The epidemic sadism in this country might be stoppped by resurrecting an age-old American tradition to settle disputes: the punch in the nose.

How many times do we read of teen-age gang-bangers who riddle each other with bullets, slice each other with razors, or hack each other with knives to settle disputes over territory, women, or finance?

How many articles do we see about betrayed spouses hiring Mob hitmen to assassinate their inconvenient wives and husbands, or sometimes even hiring off-duty police officers, as was the focus of a not too distant scandal in New Orleans?

Not to mention the horrendous Columbine killings, and other festivals of carnage where mentally unbalanced gunmen shoot up schools, offices, and commuter trains.

Might I submit, only half in jest, that the eruption of violence in this country might be one result of therapeutic approaches which see all violence as bad.

Instead of encouraging disputants to engage in a fair fight to settle an issue, fisticuffs according to the Marquess of Queensbury rules, all physical conflict has been ruled beyond the pale.

So, if society condemns one equally for throwing a punch as for more dire responses, why not hire a hit man to break a few legs?

Especially if one thinks one can get away with it?

Duelling was bad enough, and therefore outlawed more than a hundred years ago. Indeed, boxing presents a humane alternative to duelling in most matters of honor.

Films and televsion programs of my youth, it seemed, were filled with scenes where a kindly Spencer Tracy-like figure would take street urchins, put boxing gloves on them, and have them settle their issues in a ring, with a referee to see that no one fought dirty.

After the fight, the two disputants would shake hands, and be friends.

It was the code of the gentleman, the code of the cowboy, and other American screen heroes.

It was civilization.

Savages killed each other over trifles, gentlemen were more restrained.

Those who used excessive force against their opponents were portrayed as sadists and villains.

Strangely, one almost never sees such scenes of "fair fights" on the screen today.

Even pro wrestling has grown grotesque beyond imagination.

Any argument seems to be seen as legitimate grounds for murder, mayhem, and Godfather-like annhiliation of the enemy.

Just today, a comic strip aimed at children appearing in the Washington Post--The Boondocks--featured lines demanding that anti-affirmative action activist Ward Connerly be beaten with a spiked club.

Not too long ago, actor Alec Baldwin demanded that Congressman Henry Hyde and his family be stoned to death, in a "comic" sketch on a late-night television program.

Mental patients are shot to death for waving hammers in New York, crazed fans are shot outside Madonna's front gates in Los Angeles, and of course, the investigation of the Waco tragedy reveals innocent children burned to death by federal agents in a seige gone wrong.

Perhaps one way to reverse this trend would be to restore the notion of a punch on the nose as the best way to deal with outrageous behavior.
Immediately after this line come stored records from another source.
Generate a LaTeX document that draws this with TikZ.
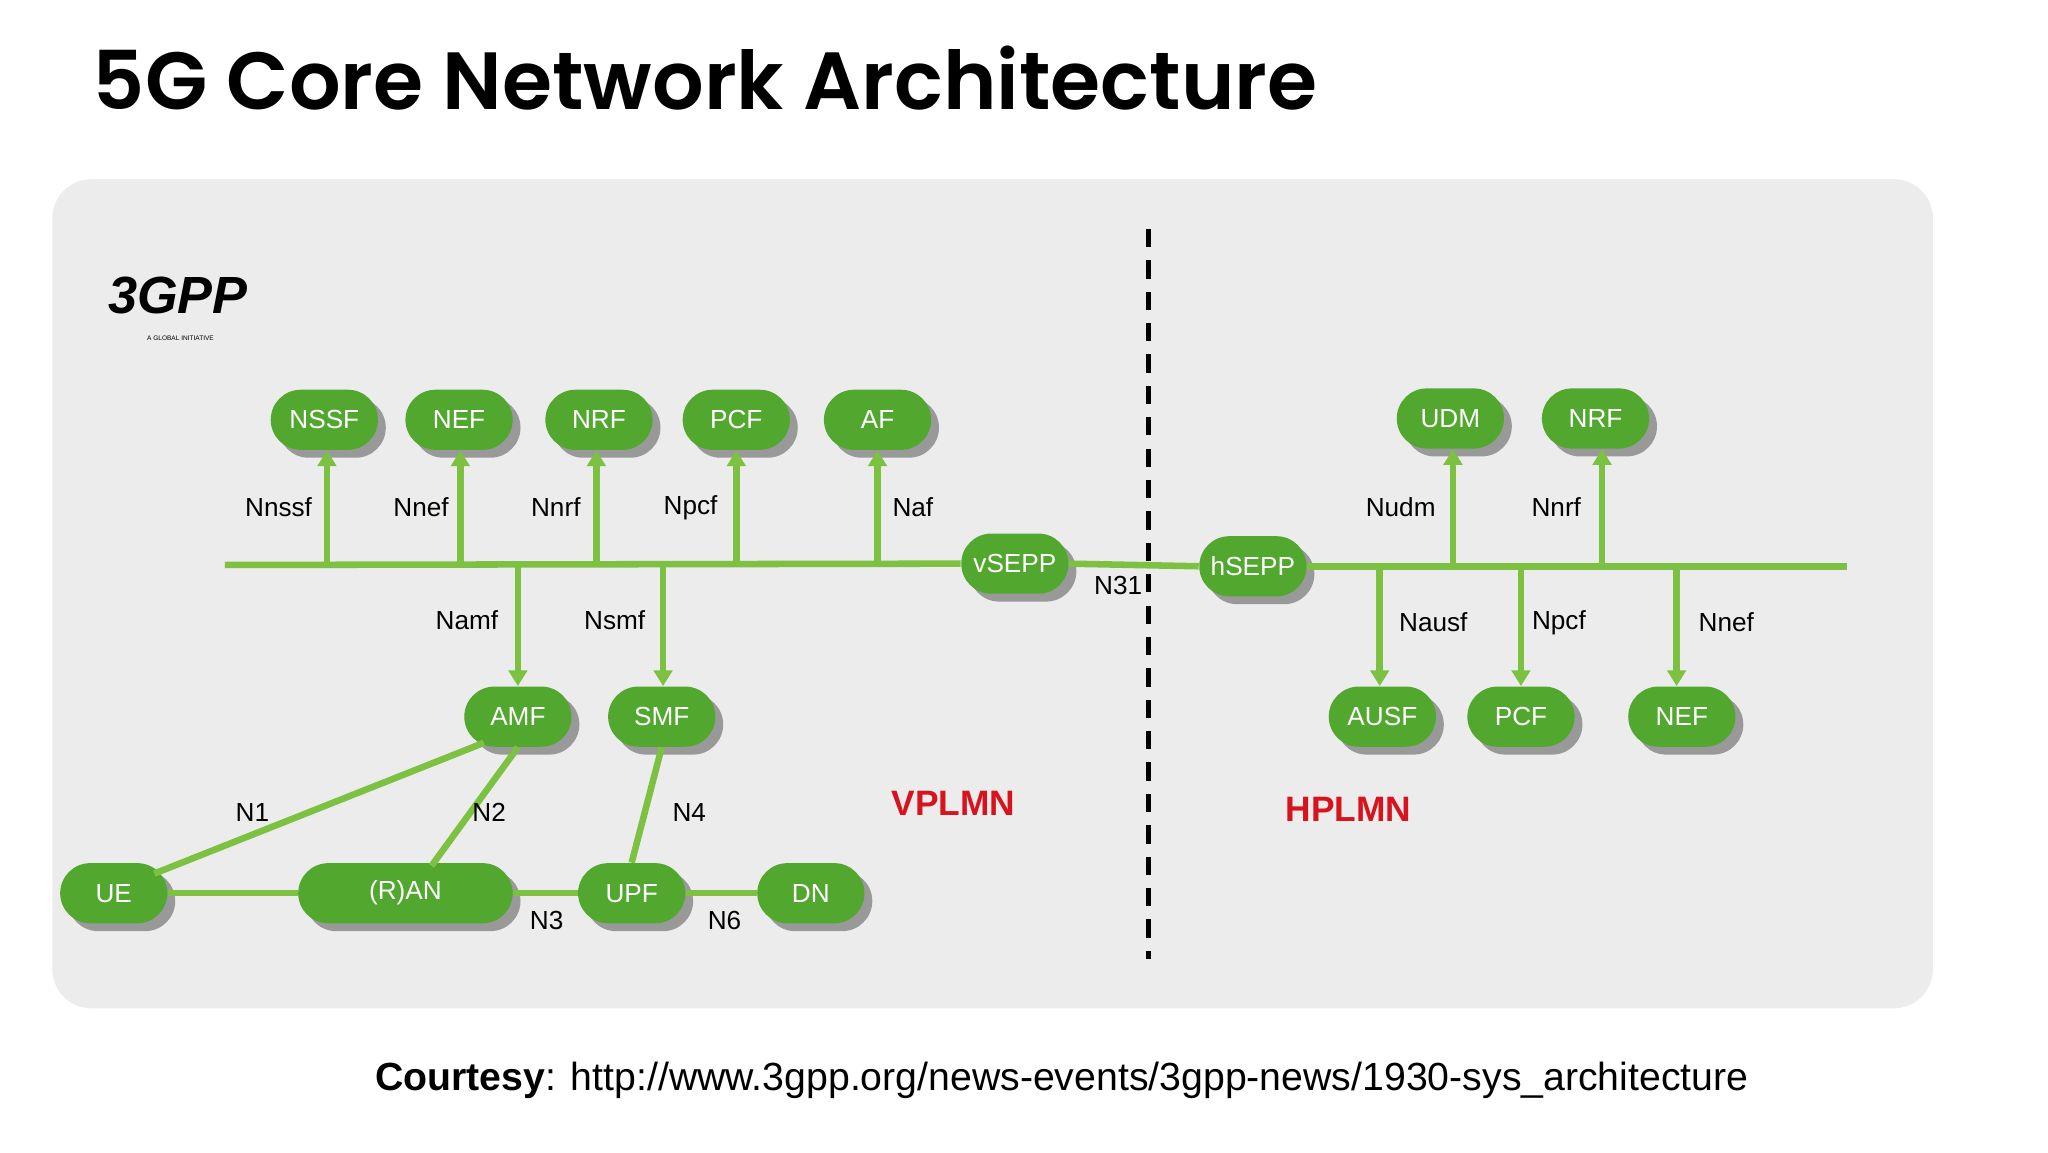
\documentclass[tikz,border=0pt]{standalone}
\usepackage{fontspec}
\setmainfont{Liberation Sans}
\newfontfamily\titlefont{Poppins SemiBold}
\usetikzlibrary{shadows,arrows.meta}
\definecolor{nfgreen}{HTML}{52A82E}
\definecolor{lgreen}{HTML}{7CC142}
\definecolor{panel}{HTML}{ECECEC}
\definecolor{lred}{HTML}{D7141E}
\begin{document}
\begin{tikzpicture}[x=0.5pt,y=-0.5pt,
  nf/.style={rounded corners=11.5pt,fill=nfgreen,text=white,font=\fontsize{10}{12}\selectfont,minimum width=41pt,minimum height=23pt,inner sep=1pt,
    drop shadow={shadow xshift=3pt,shadow yshift=-3pt,fill=black,opacity=0.35}},
  ln/.style={lgreen,line width=2.5pt},
  ar/.style={ln,-{Triangle[length=6pt,width=7pt]}},
  lb/.style={font=\fontsize{10}{12}\selectfont,text=black},
  reg/.style={font=\bfseries\fontsize{13.5}{15}\selectfont,text=lred}]
\useasboundingbox (0,0) rectangle (1566,881);
\fill[white] (0,0) rectangle (1566,881);
\node[anchor=west,font=\titlefont\fontsize{31}{36}\selectfont] (title) at (64,60) {5G Core Network Architecture};
\fill[panel,rounded corners=15pt] (40,137) rectangle (1478,771);
% logo
\node[font=\bfseries\itshape\fontsize{20}{22}\selectfont,inner sep=0] (logo) at (136,226) {3GPP};
\node[font=\fontsize{2.5}{3}\selectfont,inner sep=0] (logot) at (138,259) {A GLOBAL INITIATIVE};
% dashed separator
\coordinate (dtop) at (878,175); \coordinate (dbot) at (878,733);
\draw[black,line width=2pt,dash pattern=on 7pt off 5pt] (dtop) -- (dbot);
% nodes
\node[nf] (NSSF) at (248,321) {NSSF};
\node[nf] (NEF) at (351,321) {NEF};
\node[nf] (NRF) at (458,321) {NRF};
\node[nf] (PCF) at (563,321) {PCF};
\node[nf] (AF) at (671,321) {AF};
\node[nf] (vSEPP) at (776,431) {vSEPP};
\node[nf] (hSEPP) at (958,433) {hSEPP};
\node[nf] (AMF) at (396,548) {AMF};
\node[nf] (SMF) at (506,548) {SMF};
\node[nf] (UDM) at (1109,320) {UDM};
\node[nf] (NRF2) at (1220,320) {NRF};
\node[nf] (AUSF) at (1057,548) {AUSF};
\node[nf] (PCF2) at (1163,548) {PCF};
\node[nf] (NEF2) at (1286,548) {NEF};
\node[nf] (UE) at (87,683) {UE};
\node[nf,minimum width=82pt] (RAN) at (310,683) {(R)AN};
\node[nf] (UPF) at (483,683) {UPF};
\node[nf] (DN) at (620,683) {DN};
% buses
\coordinate (bl) at (172,432); \coordinate (br) at (1412,433);
\draw[ln] (bl) -- (vSEPP.west);
\draw[ln] (vSEPP.east) -- (hSEPP.west);
\draw[ln] (hSEPP.east) -- (br);
\foreach \x/\n in {250/NSSF,352/NEF,456/NRF,563/PCF,671/AF}{
  \coordinate (b\n) at (\x,432);
  \draw[ar] (b\n) -- (\n.south -| b\n);}
\foreach \x/\n in {1111/UDM,1225/NRF2}{
  \coordinate (b\n) at (\x,433);
  \draw[ar] (b\n) -- (\n.south -| b\n);}
\foreach \x/\n in {396/AMF,507/SMF}{
  \coordinate (b\n) at (\x,432);
  \draw[ar] (b\n) -- (\n.north -| b\n);}
\foreach \x/\n in {1055/AUSF,1163/PCF2,1282/NEF2}{
  \coordinate (b\n) at (\x,433);
  \draw[ar] (b\n) -- (\n.north -| b\n);}
\draw[ln] (UE) -- (RAN) (RAN) -- (UPF) (UPF) -- (DN);
\coordinate (ueN1) at (118,668);
\coordinate (amfN1) at (370,568);
\draw[ln] (ueN1) -- (amfN1);
\coordinate (ranN2) at (330,662);
\draw[ln] (ranN2) -- (AMF.south);
\draw[ln] (UPF.north) -- (SMF.south);
% labels
\foreach \p/\t in {{213,388}/Nnssf,{322,388}/Nnef,{425,388}/Nnrf,{528,388}/Npcf,{698,388}/Naf,
  {357,474}/Namf,{470,474}/Nsmf,{855,448}/N31,{1071,388}/Nudm,{1190,388}/Nnrf,
  {1096,476}/Nausf,{1192,476}/Npcf,{1320,476}/Nnef,{193,621}/N1,{374,621}/N2,{527,621}/N4,{418,704}/N3,{554,704}/N6}
  \node[lb] at (\p) {\t};
\node[reg] (vp) at (729,614) {VPLMN};
\node[reg] (hp) at (1031,619) {HPLMN};
\node[font=\fontsize{15}{17}\selectfont] (court) at (812,826) {\textbf{Courtesy}: http://www.3gpp.org/news-events/3gpp-news/1930-sys\_architecture};
\end{tikzpicture}
\end{document}
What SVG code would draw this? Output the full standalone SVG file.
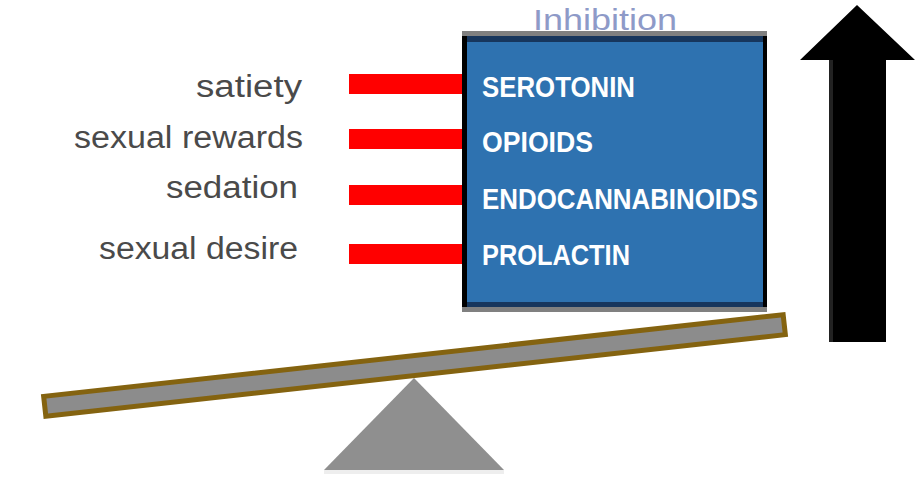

This is not some Norman Rockwell fantasy.

In fact, scientific research has shown that a punch on the nose will stop an attacking shark, an snapping alligator, and almost any aggression by man or beast.

It is not fatal, but produces a tremendous shock to the system because of the nerve-rich environment surrounding the proboscis.

Those who have been punched on the nose are unlikely to forget it, and those who have delivered such a wallop are aware that further action is often unnecessary.

Punching someone on the nose indicates one is serious, but disciplined.

One's desire is to teach a lesson, not to vent sadistic rage.

Let teenage hoodlums settle their conflicts with their fists, not with guns and knives.

To do this will take a reversal of the trend in American life since John F. Kennedy said those fateful words: "don't get mad, get even."

We now see what a terrible toll that approach took on the Kennedy family, and on our nation.

Far better to say, "get mad, punch the s.o.b. on the nose, and get on with your life."

So next time someone crosses you, don't think murderous thoughts. Just think about giving the miscreant a smack on the kisser.

Clark Gable, Gary Cooper, and Spencer Tracy would all understand.